Yes, it is saying something remarkable, but a small consulting company in Camarillo called Entertainment Business Group did an analysis of this summer’s box office race and found that you could rearrange the Top Ten by… ahem… analyzing opening weekend success against the overall cost of each film.
And what does this tell you about those films?
And what does this mean in terms of business?
The answer, my friends is, NOTHING!!!!
Really… the only reason for this analysis was to get into The Hollywood Reporter. Goal achieved.
There is no question that more comprehensive analysis of winners and losers are necessary to really understand the box office results. But this “new idea” actually narrows the focus into complete irrelevance.
There is, in reality, a good story in the profitability of Fahrenheit 9/11, which probably is, based on rough quick calculations this morning, the fourth most profitable film of last summer, scoring between $175 million and $225 million in profit, all in.
Spider-Man 2 will, all told, return between $250 million and $350 million in profits to Sony, depending on contractual obligations about which almost no one outside of Sony business affairs knows all the details. That makes it second to Shrek 2’s roughly $600 million in profits and in roughly the same profit category of Harry Potter & The Prisoner of Azkaban.
Floating somewhere just below, but near F9/11 are Dodgeball and The Day After Tomorrow.
The idea that these “consultants” offer, that The Village earned the #3 slot on any summer chart that is not a manipulated scam, is beyond belief. The film, seen by many as a failure, did turn a nice profit. But if ranked on profitability, the film drops lower than the #11 slot it holds based on domestic theatrical gross.
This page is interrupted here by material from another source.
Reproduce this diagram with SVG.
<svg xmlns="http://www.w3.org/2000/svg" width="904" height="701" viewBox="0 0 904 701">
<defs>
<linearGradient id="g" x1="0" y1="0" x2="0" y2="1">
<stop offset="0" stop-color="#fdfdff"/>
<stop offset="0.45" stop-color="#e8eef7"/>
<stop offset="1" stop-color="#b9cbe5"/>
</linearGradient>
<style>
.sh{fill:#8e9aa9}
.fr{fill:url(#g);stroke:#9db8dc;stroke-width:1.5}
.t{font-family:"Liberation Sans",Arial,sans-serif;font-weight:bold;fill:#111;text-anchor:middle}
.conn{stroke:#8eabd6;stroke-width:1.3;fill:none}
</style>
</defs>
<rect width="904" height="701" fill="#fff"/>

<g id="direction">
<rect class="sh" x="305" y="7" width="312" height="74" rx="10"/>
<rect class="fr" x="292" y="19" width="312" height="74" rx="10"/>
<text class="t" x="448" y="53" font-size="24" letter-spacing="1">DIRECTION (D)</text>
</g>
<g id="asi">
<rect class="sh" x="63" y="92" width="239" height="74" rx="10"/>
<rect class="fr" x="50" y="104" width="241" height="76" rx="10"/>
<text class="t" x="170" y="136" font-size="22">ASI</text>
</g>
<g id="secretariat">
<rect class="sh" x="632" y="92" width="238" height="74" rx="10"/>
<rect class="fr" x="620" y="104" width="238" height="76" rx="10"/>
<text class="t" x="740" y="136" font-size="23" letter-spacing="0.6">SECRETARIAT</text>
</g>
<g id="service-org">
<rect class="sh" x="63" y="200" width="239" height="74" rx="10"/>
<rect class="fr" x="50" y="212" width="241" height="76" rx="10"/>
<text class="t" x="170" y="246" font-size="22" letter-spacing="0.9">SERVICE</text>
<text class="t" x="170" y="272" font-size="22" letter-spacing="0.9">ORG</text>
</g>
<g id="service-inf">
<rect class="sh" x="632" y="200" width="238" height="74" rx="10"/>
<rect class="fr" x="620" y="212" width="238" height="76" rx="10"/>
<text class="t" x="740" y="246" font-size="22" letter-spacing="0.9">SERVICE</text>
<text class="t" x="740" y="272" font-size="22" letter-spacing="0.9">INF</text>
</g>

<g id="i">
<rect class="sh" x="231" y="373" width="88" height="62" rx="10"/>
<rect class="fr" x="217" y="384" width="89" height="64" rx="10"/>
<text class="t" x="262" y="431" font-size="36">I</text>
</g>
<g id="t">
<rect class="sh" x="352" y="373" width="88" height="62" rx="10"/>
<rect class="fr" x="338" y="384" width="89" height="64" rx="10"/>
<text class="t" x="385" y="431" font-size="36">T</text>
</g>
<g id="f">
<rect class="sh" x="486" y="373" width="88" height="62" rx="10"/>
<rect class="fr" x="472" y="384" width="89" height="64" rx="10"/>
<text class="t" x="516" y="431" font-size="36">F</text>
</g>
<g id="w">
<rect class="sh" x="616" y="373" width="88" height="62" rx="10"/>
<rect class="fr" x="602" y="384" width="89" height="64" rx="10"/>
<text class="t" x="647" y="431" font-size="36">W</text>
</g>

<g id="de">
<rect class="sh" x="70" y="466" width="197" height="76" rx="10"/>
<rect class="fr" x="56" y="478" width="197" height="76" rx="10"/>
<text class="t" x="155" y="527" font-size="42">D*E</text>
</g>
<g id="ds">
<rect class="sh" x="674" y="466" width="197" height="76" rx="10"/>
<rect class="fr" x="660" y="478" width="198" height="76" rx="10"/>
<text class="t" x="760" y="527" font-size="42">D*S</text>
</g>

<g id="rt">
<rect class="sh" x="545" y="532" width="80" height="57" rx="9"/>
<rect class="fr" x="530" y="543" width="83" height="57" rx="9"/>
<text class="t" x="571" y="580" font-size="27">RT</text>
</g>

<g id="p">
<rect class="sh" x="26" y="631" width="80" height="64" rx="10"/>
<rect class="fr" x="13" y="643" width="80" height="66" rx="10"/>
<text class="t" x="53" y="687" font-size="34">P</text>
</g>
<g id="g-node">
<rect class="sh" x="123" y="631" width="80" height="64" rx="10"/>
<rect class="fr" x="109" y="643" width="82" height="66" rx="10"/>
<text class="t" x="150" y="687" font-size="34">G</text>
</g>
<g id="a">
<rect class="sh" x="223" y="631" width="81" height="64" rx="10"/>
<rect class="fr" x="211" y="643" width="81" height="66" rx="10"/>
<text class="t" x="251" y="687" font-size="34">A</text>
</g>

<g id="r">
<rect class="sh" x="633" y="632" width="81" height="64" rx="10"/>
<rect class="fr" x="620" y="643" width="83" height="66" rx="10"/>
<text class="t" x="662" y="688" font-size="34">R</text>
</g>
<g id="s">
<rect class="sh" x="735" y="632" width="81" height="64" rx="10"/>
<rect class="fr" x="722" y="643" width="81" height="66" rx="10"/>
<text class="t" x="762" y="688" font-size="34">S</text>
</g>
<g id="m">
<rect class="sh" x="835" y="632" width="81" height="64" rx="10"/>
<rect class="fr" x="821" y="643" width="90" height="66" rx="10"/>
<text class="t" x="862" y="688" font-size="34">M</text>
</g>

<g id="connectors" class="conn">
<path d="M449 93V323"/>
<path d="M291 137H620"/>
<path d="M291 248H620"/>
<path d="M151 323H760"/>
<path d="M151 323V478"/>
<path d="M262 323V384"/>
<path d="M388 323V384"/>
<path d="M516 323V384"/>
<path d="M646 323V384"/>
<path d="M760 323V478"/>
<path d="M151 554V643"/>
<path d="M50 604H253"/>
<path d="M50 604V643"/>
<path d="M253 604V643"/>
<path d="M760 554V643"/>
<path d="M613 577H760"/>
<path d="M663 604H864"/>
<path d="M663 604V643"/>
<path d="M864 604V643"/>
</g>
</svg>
It does not join the top three titles.
But even worse that the utter idiocy of these numbers is the idea that they are designed to promote the most damaging mindset in the film business today… and unrelenting obsession with opening weekend above all other things.
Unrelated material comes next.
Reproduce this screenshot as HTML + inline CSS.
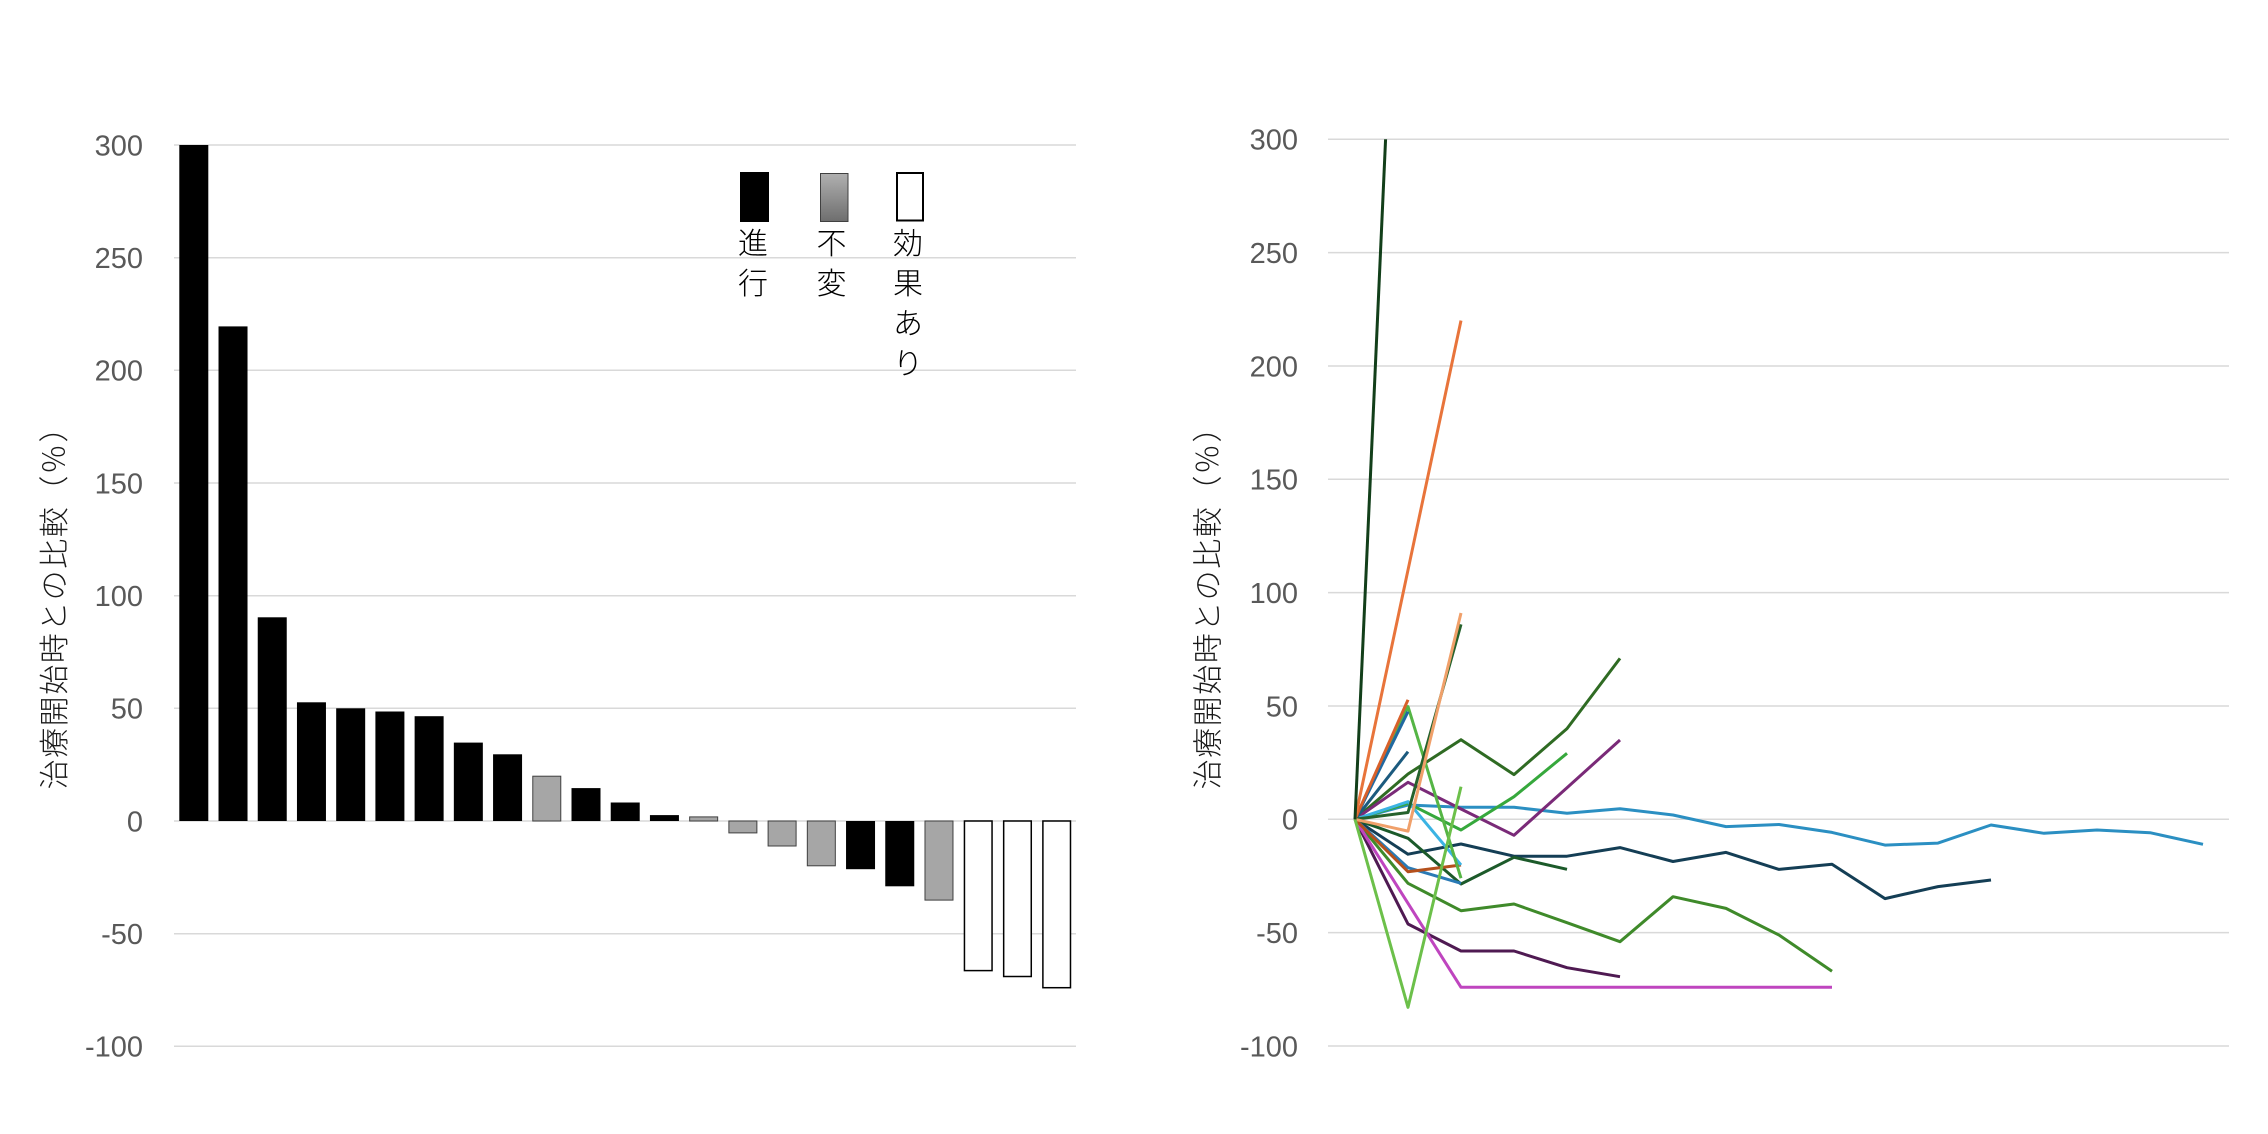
<!DOCTYPE html>
<html>
<head>
<meta charset="utf-8">
<style>
html,body{margin:0;padding:0;background:#fff;}
svg{display:block;}
.tick{font-family:"Liberation Sans",Arial,sans-serif;font-size:29px;fill:#595959;}
.jp{font-family:"Liberation Sans","Noto Sans CJK JP",sans-serif;font-weight:300;font-size:30px;fill:#1a1a1a;}
.grid{stroke:#d9d9d9;stroke-width:1.5;}
.ln{fill:none;stroke-width:3;stroke-linejoin:round;stroke-linecap:butt;}
</style>
</head>
<body>
<svg width="2268" height="1134" viewBox="0 0 2268 1134" xmlns="http://www.w3.org/2000/svg">
<defs>
<linearGradient id="gg" x1="0" y1="0" x2="0" y2="1">
<stop offset="0" stop-color="#b0b0b0"/>
<stop offset="1" stop-color="#6e6e6e"/>
</linearGradient>
<clipPath id="rc"><rect x="1328" y="139.3" width="902" height="910"/></clipPath>
</defs>

<!-- LEFT CHART -->
<g class="grid">
<line x1="174" x2="1076" y1="145" y2="145"/>
<line x1="174" x2="1076" y1="257.7" y2="257.7"/>
<line x1="174" x2="1076" y1="370.3" y2="370.3"/>
<line x1="174" x2="1076" y1="483" y2="483"/>
<line x1="174" x2="1076" y1="595.7" y2="595.7"/>
<line x1="174" x2="1076" y1="708.3" y2="708.3"/>
<line x1="174" x2="1076" y1="821" y2="821"/>
<line x1="174" x2="1076" y1="933.7" y2="933.7"/>
<line x1="174" x2="1076" y1="1046.3" y2="1046.3"/>
</g>
<g class="tick" text-anchor="end">
<text x="143" y="155.4">300</text>
<text x="143" y="268.1">250</text>
<text x="143" y="380.7">200</text>
<text x="143" y="493.4">150</text>
<text x="143" y="606.1">100</text>
<text x="143" y="718.7">50</text>
<text x="143" y="831.4">0</text>
<text x="143" y="944.1">-50</text>
<text x="143" y="1056.7">-100</text>
</g>
<text class="jp" transform="translate(65,601) rotate(-90)" text-anchor="middle" textLength="377" lengthAdjust="spacing">治療開始時との比較（％）</text>

<!-- bars -->
<g fill="#000">
<rect x="179.3" y="145" width="29" height="676"/>
<rect x="218.52" y="326.4" width="29" height="494.6"/>
<rect x="257.74" y="617.3" width="29" height="203.7"/>
<rect x="296.96" y="702.3" width="29" height="118.7"/>
<rect x="336.18" y="708.3" width="29" height="112.7"/>
<rect x="375.4" y="711.5" width="29" height="109.5"/>
<rect x="414.62" y="716.2" width="29" height="104.8"/>
<rect x="453.84" y="742.6" width="29" height="78.4"/>
<rect x="493.06" y="754.3" width="29" height="66.7"/>
<rect x="571.5" y="788.1" width="29" height="32.9"/>
<rect x="610.72" y="802.5" width="29" height="18.5"/>
<rect x="649.94" y="815.1" width="29" height="5.9"/>
<rect x="846.04" y="821" width="29" height="48.2"/>
<rect x="885.26" y="821" width="29" height="65.3"/>
</g>
<g fill="#a6a6a6" stroke="#404040" stroke-width="1">
<rect x="532.78" y="776.2" width="28" height="44.8"/>
<rect x="689.66" y="816.9" width="28" height="4.1"/>
<rect x="728.88" y="821" width="28" height="11.9"/>
<rect x="768.1" y="821" width="28" height="25"/>
<rect x="807.32" y="821" width="28" height="44.8"/>
<rect x="924.98" y="821" width="28" height="79.1"/>
</g>
<g fill="#fff" stroke="#000" stroke-width="1.5">
<rect x="964.45" y="821" width="27.6" height="149.6"/>
<rect x="1003.67" y="821" width="27.6" height="155.5"/>
<rect x="1042.89" y="821" width="27.6" height="166.7"/>
</g>

<!-- legend -->
<rect x="740" y="172" width="29" height="50" fill="#000"/>
<rect x="820.5" y="173.5" width="27.5" height="48" fill="url(#gg)" stroke="#404040" stroke-width="1"/>
<rect x="897" y="173" width="26" height="47.5" fill="#fff" stroke="#000" stroke-width="2"/>
<g class="jp" text-anchor="middle" style="fill:#000">
<text x="753" y="254">進</text>
<text x="753" y="294">行</text>
<text x="831.5" y="254">不</text>
<text x="831.5" y="294">変</text>
<text x="908" y="254">効</text>
<text x="908" y="294">果</text>
<text x="908" y="334">あ</text>
<text x="908" y="374">り</text>
</g>

<!-- RIGHT CHART -->
<g class="grid">
<line x1="1328" x2="2229" y1="139.3" y2="139.3"/>
<line x1="1328" x2="2229" y1="252.6" y2="252.6"/>
<line x1="1328" x2="2229" y1="366" y2="366"/>
<line x1="1328" x2="2229" y1="479.3" y2="479.3"/>
<line x1="1328" x2="2229" y1="592.6" y2="592.6"/>
<line x1="1328" x2="2229" y1="706" y2="706"/>
<line x1="1328" x2="2229" y1="819.3" y2="819.3"/>
<line x1="1328" x2="2229" y1="932.6" y2="932.6"/>
<line x1="1328" x2="2229" y1="1046" y2="1046"/>
</g>
<g class="tick" text-anchor="end">
<text x="1298" y="149.7">300</text>
<text x="1298" y="263">250</text>
<text x="1298" y="376.4">200</text>
<text x="1298" y="489.7">150</text>
<text x="1298" y="603">100</text>
<text x="1298" y="716.4">50</text>
<text x="1298" y="829.7">0</text>
<text x="1298" y="943">-50</text>
<text x="1298" y="1056.4">-100</text>
</g>
<text class="jp" transform="translate(1218.5,601) rotate(-90)" text-anchor="middle" textLength="377" lengthAdjust="spacing">治療開始時との比較（％）</text>

<g clip-path="url(#rc)">
<!-- long teal -->
<polyline class="ln" stroke="#2b8fc2" points="1355,819.3 1408,805 1461,807.3 1514,807.3 1567,813.3 1620,808.7 1673,815 1726,826.6 1779,824.5 1832,832.4 1885,845.1 1938,843.1 1991,825 2044,833.3 2097,830 2150,832.7 2203,844.3"/>
<!-- navy -->
<polyline class="ln" stroke="#143e55" points="1355,819.3 1408,854.2 1461,844 1514,856.2 1567,856.2 1620,847.6 1673,861.5 1726,852.4 1779,869.4 1832,864.2 1885,898.6 1938,886.6 1991,880"/>
<!-- green P -->
<polyline class="ln" stroke="#3f8a2a" points="1355,819.3 1408,883.3 1461,910.7 1514,904 1567,922.7 1620,941.7 1673,896.7 1726,908.4 1779,935 1832,971.2"/>
<!-- dark purple -->
<polyline class="ln" stroke="#4f1a52" points="1355,819.3 1408,924 1461,951 1514,951 1567,967.7 1620,976.7"/>
<!-- magenta -->
<polyline class="ln" stroke="#bf45bf" points="1355,819.3 1408,903.3 1461,987.3 1514,987.3 1567,987.3 1620,987.3 1673,987.3 1726,987.3 1779,987.3 1832,987.3"/>
<!-- dark green I -->
<polyline class="ln" stroke="#2f6b23" points="1355,819.3 1408,774 1461,739.7 1514,774.6 1567,728.6 1620,658.4"/>
<!-- purple -->
<polyline class="ln" stroke="#7a2a78" points="1355,819.3 1408,782.3 1461,809 1514,835.3 1567,787.7 1620,740"/>
<!-- bright green -->
<polyline class="ln" stroke="#36a83c" points="1355,819.3 1408,803.3 1461,830 1514,796.7 1567,753.3"/>
<!-- dark green O -->
<polyline class="ln" stroke="#1c5a2a" points="1355,819.3 1408,838.3 1461,884 1514,857.3 1567,869.3"/>
<!-- short ones -->
<polyline class="ln" stroke="#2a7ab5" points="1355,819.3 1408,867.7 1461,883.3"/>
<polyline class="ln" stroke="#b4501c" points="1355,819.3 1408,871.7 1461,865"/>
<polyline class="ln" stroke="#3bb3e3" points="1355,819.3 1408,801.7 1461,865"/>
<polyline class="ln" stroke="#55b545" points="1355,819.3 1408,706.6 1461,878.2"/>
<polyline class="ln" stroke="#2168a0" points="1355,819.3 1408,711.6"/>
<polyline class="ln" stroke="#1b5a7e" points="1355,819.3 1408,751.7"/>
<polyline class="ln" stroke="#d8602a" points="1355,819.3 1408,699.8"/>
<polyline class="ln" stroke="#26622c" points="1355,819.3 1408,812.5 1461,624.4"/>
<polyline class="ln" stroke="#f0a06a" points="1355,819.3 1408,831.1 1461,613"/>
<polyline class="ln" stroke="#e8743b" points="1355,819.3 1408,570 1461,320.6"/>
<polyline class="ln" stroke="#6cc04a" points="1355,819.3 1408,1007.3 1461,786.7"/>
<polyline class="ln" stroke="#123f1a" points="1355,819.3 1408,-359.4"/>
</g>
</svg>
</body>
</html>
The Village grossed 2.24 times its opening this summer, the worst gross-to-opening ratio of any of the top fifteen films of the summer. The only film that was close was Van Helsing, which did 2.32 times opening. In fact, Van Helsing was the only film in the top ten that did less than 2.5 times opening, including the hideous The Day After Tomorrow.
Oy!
Have to run now, but more on this later…
Dave, the country seems to be obsessed by box office numbers on Monday…I don’t know how but when I watch the morning news there’s the box office report alongside news about Iraq and the election….no wonder new entities want to get into the game.
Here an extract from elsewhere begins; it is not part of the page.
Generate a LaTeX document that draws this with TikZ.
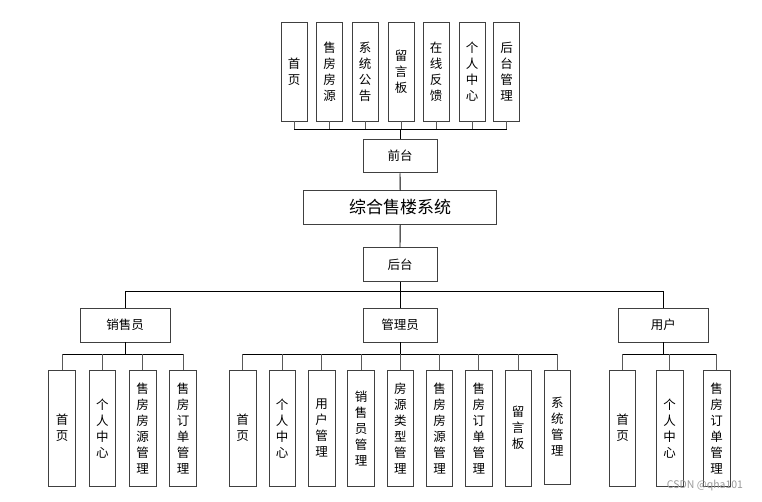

The Day After Tomorrow was lucky to make a profit. Its a sin.
And again we have another idiotic debate about domestic (well, US and Canada) box office, to the delight of studio heads all over town. Until everyone stops playing their three card monte game, they’ll keep claiming that almost every film looses money. C’mon Dave, you’re smarter than this… aren’t you?
My numbers are all in, not just domestic…
Mentioning these numbers in a fleeting manner debunking a pinhead’s wetdream of a new BS statistical tool is not the same of doing a regular feature on true film profitablity. The day people get serious about film revenues is the day someone starts debunking all the supposed “losers” by showing their total revenues from all streams to date. I would suggest to get the ball rolling, start with something like “FIGHT CLUB” that is widely percieved to have not only lost money, but cost Bill Mechanic his job at Fox.
Just this past friday, IMDB.com Studio Brief had this item:
“Sales of Home Videos Due To Set New Record in 2004
Sales of home videos, particularly DVDs, are expected to set a new record this year as consumers spend more than $16 billion on video product, Video Store Magazine reported today (Friday) citing its own market research. A similar prediction was made by Merrill Lynch media analyst Jessica Reif Cohn, who forecast DVD sales at $16.5 billion.”
Just saw this thread from back in October and had to jump in. People who know the economics of the movie industry care about the domestic box office numbers only in so far as they are linked to the revenue streams from the other exhibition windows (i.e. home video, PPV, premium cable, broadcast, syndication). Actually, in reality, the revenues a studio generates from home video do not have a direct correlation with box office (although the awareness generated helps to keep DVD marketing costs down), whereas the licencing fees from the TV windows (except broadcast) are based on a formula that is directly linked to box office. It’s widely recognised that a theatrical release will often recoup the studios’ P&A, but it’s not until all the revenue streams come in that negative costs are fully covered and sometimes a profit is made.